Es decir, que si alguien quiere saber la opinión de los ciudadanos, en lugar de llamarlos uno por uno (lo cual no solo es difícil sino que es muy lento), o llamar a sus jefes (ideológicos, religiosos o profesionales), lo mejor es llamarlos a votar, permitirles que se expresen en las redes sociales hasta quedar exhaustos, dejarles que ocupen las calles y plazas, para protestar o para lo que sea. Es decir, no demostrarles que tenemos miedo a que salgan y digan lo que tengan por conveniente decir.

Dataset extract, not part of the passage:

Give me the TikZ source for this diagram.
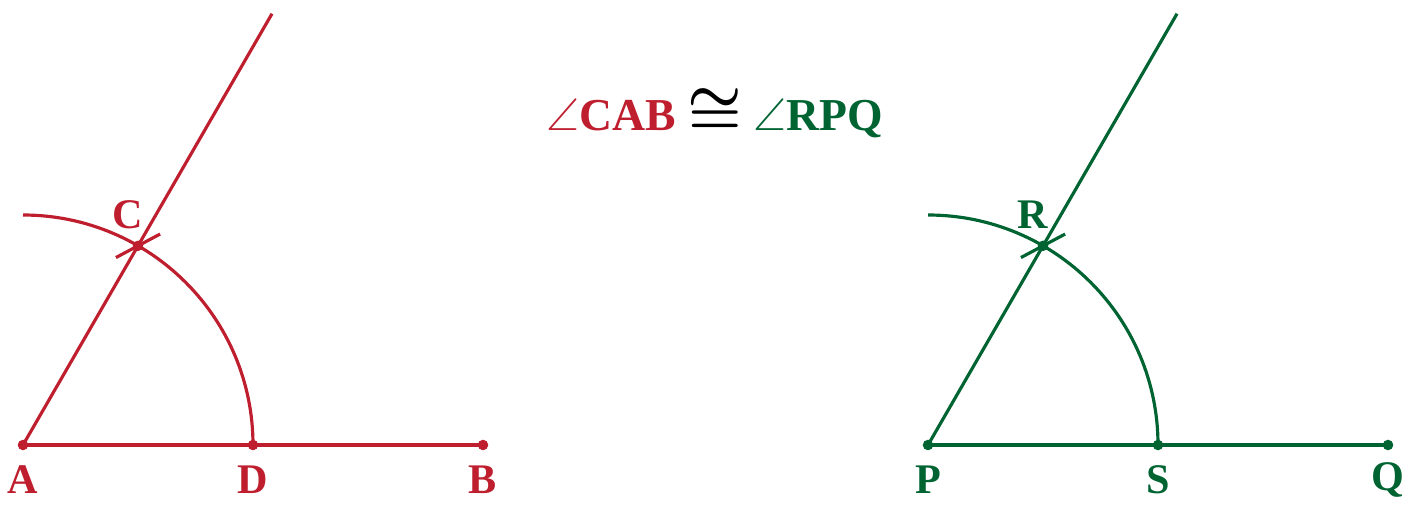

El temor a la expresión libre desfigura a la democracia y deja retratado -normalmente como un político antiguo y rígido- a quien recela de lo que puedan hacer los demás con su libertad.
Conclusión
En resumen, que una reforma constitucional es una oportunidad para demostrar ciertas cosas que otros procesos políticos no permiten, como por ejemplo, nuestra real vocación por una democracia participativa y pluralista. Si realmente estamos comprometidos con este estilo de democracia, no podemos «buscar consensos» ni presumir de ellos, pretendiendo conformarlos a partir de consultas superficiales con los partidos o las corporaciones, o peor aún, con las pequeñas oligarquías enquistadas desde hace décadas en sus direcciones. Hay que movilizar mucho más a la sociedad y hacerlo allí donde la sociedad exhibe una mayor dinámica.El referéndum constitucional es una idea estupenda, pero poco se podrá avanzar si dejamos en manos de los partidos las campañas y la orientación de la opinión. La convención constituyente, si es que alguna vez hay una, será inútil si en ella se sientan solamente representantes de unos partidos que ya no sirven ni para cebar mate y se deja de lado a una enorme cantidad de ciudadanos que pretende participar sin ataduras y sin someterse a internas, a pasos y a otras disputas propias de las trituradoras partidarias.
Animémonos a dar la palabra a los interesados, pero a todos ellos, no solo a los que llevan poncho o a los que pagan religiosamente la cuota del COPAIPA.